The Government has announced a consultation adding inserts to tobacco product to 'help' smokers quit.
According to the BBC News website, 'Cigarette packs could carry anti-smoking message inserts', which I think would be wrong.
After all, if you've ignored all the health warnings, including the grotesque images on the outside of the pack, I'm not sure a further anti-smoking message inside the pack will make much difference.
Nor do I think messages about the financial cost of smoking – and what you could do with the £2,000 a year you might save if you quit smoking – are going to change most people's minds.
What might make a difference is some constructive information about alternatives to cigarettes – reduced risk products products such as e-cigarettes, heated tobacco, and nicotine pouches.
The tone however is important. The vast majority of smokers aren't stupid and addressing them like children will almost certainly be counter-productive.
As it is, I think 'insert fatigue' might set in quite quickly once the initial novelty has gone away.
That, after all, is what happened with health warnings on packs and the subsequent grotesque images. Within a few months they're like wallpaper.
Anyway, here's Forest's response to the Government proposal:
Smokers' rights campaigners have given a cautious welcome to a UK government proposal to add pack inserts to tobacco products to encourage more smokers to quit.
Simon Clark, director of the smokers’ group Forest, said:
"If the inserts provide constructive information about quitting there is some merit in the idea.
"For example, inserting information about reduced risk products such as e-cigarettes, heated tobacco and nicotine pouches would make a lot of sense.
"Targeting consumers with more anti-smoking messages, which are on the pack already, risks warning fatigue and won't work."
"One question is, who pays for the inserts?
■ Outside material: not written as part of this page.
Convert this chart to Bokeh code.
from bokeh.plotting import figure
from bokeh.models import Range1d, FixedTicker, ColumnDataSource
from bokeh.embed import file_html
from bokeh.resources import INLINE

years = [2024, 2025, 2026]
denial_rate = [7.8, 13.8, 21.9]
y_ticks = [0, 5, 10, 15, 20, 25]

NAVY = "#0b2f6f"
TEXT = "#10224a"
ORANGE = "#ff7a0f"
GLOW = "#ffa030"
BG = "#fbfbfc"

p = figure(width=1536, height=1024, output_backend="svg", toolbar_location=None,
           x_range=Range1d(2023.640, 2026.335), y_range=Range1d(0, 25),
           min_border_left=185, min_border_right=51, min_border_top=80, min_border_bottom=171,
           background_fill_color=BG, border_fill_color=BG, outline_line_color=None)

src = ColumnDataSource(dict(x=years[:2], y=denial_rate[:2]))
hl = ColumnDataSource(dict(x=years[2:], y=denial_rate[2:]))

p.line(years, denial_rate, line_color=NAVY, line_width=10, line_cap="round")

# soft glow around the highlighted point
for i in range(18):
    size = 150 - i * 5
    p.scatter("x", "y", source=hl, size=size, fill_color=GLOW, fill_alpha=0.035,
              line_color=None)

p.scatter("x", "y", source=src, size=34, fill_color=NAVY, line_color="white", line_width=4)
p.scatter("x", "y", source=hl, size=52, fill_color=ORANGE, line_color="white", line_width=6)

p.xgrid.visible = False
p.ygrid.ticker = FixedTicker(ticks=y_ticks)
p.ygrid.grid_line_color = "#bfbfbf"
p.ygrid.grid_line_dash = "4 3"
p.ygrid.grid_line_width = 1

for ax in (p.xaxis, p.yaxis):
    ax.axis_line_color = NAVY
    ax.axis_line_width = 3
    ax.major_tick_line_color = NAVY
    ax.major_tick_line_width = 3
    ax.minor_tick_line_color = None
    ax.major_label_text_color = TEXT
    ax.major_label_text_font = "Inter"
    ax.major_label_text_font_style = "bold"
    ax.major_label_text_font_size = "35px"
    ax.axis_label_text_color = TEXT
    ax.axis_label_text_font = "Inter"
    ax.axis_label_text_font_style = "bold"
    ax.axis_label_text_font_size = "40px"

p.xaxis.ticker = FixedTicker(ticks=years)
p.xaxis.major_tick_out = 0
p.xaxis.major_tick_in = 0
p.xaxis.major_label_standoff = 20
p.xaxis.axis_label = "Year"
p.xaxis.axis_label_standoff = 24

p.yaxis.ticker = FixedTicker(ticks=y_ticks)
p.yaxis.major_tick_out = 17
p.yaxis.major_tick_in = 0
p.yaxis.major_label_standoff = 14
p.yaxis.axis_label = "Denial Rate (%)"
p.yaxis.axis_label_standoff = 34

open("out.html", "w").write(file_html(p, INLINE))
"If the cost is passed on to consumers, who already pay punitive rates of taxation on tobacco, it may be counter productive because more smokers will switch to illicit tobacco products that won't have inserts added."
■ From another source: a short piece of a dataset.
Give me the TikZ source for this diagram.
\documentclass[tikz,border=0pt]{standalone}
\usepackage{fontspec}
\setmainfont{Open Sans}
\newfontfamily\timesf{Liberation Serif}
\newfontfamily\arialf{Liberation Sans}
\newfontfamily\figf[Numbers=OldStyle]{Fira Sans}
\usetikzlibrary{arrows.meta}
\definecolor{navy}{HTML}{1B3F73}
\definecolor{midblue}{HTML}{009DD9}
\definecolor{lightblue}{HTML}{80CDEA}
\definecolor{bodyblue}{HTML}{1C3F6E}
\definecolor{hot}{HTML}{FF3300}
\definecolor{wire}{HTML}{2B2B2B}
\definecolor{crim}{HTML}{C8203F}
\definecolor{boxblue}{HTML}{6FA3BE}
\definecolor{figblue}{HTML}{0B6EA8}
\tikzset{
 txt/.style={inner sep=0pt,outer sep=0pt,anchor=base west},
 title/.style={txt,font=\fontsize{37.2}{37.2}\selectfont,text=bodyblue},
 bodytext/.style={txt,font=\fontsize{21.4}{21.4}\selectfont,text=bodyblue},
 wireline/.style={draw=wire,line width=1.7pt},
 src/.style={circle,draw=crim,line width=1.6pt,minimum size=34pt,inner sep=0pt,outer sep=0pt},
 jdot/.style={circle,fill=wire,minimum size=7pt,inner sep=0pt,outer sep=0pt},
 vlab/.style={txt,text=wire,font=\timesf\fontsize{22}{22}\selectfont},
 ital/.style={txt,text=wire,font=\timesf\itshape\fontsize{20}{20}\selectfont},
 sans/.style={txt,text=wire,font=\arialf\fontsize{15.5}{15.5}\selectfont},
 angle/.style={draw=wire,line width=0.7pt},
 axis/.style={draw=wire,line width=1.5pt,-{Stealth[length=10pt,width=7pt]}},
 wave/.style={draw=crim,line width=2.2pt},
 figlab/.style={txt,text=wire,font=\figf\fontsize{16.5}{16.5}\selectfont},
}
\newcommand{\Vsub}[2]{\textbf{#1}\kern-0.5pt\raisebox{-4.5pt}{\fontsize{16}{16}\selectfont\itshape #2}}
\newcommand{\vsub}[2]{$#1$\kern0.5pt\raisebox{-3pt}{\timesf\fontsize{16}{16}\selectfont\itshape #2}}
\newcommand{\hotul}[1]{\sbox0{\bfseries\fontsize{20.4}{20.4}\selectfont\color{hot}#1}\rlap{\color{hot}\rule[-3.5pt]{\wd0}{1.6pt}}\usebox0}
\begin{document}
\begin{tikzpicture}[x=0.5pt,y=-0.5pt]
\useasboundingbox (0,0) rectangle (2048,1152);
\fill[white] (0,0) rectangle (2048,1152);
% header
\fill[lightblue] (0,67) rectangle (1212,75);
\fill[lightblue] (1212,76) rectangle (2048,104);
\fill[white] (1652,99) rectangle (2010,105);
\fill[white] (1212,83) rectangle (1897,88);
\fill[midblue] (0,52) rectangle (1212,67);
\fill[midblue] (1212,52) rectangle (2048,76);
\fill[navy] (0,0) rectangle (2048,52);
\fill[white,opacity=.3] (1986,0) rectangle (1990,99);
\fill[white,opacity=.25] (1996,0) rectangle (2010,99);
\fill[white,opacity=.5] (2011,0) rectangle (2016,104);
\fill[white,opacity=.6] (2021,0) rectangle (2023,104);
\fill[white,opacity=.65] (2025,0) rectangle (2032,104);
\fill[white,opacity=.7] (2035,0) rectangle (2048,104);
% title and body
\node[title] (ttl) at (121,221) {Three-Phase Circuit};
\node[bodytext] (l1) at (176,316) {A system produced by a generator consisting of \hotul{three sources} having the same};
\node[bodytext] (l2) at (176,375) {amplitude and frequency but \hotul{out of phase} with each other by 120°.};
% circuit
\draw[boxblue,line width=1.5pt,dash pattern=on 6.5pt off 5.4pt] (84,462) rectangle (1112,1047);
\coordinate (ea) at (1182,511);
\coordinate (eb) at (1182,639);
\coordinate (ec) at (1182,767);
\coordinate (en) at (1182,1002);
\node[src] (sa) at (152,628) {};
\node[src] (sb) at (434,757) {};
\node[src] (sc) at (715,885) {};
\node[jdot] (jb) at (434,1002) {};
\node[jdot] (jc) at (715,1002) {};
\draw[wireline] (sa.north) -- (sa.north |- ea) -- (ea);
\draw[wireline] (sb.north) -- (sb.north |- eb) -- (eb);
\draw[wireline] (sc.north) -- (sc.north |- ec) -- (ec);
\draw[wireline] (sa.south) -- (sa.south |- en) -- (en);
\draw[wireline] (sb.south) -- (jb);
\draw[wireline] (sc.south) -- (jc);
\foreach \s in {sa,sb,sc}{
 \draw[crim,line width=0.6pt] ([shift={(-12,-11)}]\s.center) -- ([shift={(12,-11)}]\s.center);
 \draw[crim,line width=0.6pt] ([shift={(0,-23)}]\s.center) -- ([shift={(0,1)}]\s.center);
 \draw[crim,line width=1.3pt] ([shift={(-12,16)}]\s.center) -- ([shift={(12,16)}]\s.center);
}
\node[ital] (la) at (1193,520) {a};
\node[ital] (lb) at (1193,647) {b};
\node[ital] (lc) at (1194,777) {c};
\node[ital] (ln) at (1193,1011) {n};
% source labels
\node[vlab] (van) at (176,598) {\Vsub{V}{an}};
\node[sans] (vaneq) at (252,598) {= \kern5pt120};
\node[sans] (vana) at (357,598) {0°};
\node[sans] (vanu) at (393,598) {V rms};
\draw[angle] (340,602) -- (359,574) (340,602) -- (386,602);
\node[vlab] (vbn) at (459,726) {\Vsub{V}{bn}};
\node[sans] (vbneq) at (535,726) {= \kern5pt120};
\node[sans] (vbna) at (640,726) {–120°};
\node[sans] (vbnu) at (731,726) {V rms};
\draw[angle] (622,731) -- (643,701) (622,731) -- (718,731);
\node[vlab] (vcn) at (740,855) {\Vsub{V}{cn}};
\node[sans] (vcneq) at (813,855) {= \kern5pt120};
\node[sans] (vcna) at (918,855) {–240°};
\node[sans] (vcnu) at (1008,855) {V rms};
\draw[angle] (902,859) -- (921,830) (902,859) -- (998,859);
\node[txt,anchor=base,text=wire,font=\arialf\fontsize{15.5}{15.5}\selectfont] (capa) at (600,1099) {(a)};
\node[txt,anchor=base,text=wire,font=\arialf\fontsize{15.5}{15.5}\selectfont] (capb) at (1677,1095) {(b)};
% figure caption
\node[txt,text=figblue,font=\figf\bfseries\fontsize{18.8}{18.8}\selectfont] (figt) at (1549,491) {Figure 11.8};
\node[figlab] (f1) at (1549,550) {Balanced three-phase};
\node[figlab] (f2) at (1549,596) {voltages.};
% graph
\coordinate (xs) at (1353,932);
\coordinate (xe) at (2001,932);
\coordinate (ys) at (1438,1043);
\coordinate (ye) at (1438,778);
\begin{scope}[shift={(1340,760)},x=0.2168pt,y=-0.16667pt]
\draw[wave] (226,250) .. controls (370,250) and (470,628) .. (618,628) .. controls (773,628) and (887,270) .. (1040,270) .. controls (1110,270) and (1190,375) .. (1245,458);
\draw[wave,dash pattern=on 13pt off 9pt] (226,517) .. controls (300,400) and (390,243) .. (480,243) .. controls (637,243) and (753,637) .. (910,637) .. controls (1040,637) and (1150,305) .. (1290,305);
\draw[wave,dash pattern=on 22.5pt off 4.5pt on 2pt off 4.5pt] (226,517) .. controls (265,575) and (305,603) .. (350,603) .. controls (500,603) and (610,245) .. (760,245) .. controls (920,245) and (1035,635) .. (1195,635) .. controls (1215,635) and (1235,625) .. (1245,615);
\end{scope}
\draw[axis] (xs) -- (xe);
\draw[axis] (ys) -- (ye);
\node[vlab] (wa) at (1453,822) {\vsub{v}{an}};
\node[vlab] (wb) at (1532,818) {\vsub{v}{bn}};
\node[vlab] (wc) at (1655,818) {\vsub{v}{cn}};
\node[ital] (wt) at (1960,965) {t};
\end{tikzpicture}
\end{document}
As a result of this story I was on the Five Live phone-in this morning with Nicky Campbell who asked the question. 'Is it your duty to quit smoking?'.
What I didn't know is that the first hour of the phone-in is also broadcast on BBC Two. (Thank goodness I shaved and put on a shirt!)
Since then I've been interviewed by GB News (see below), and BBC Radio Hereford and Worcestershire, and this afternoon I'm doing TalkTV and BBC Radio WM.
If you want to have YOUR say, details of the consultation can be found here – Mandating quit information messages inside tobacco packs.
The consultation closes on October 10.
Meanwhile it's worth noting that the press release issued by the Department of Health (New inserts in cigarette packs to help smokers quit) features a quote by the CEO of ASH, Deborah Arnott.
That's quite something, is it not? If nothing else, it shows how embedded ASH is within the DHSC.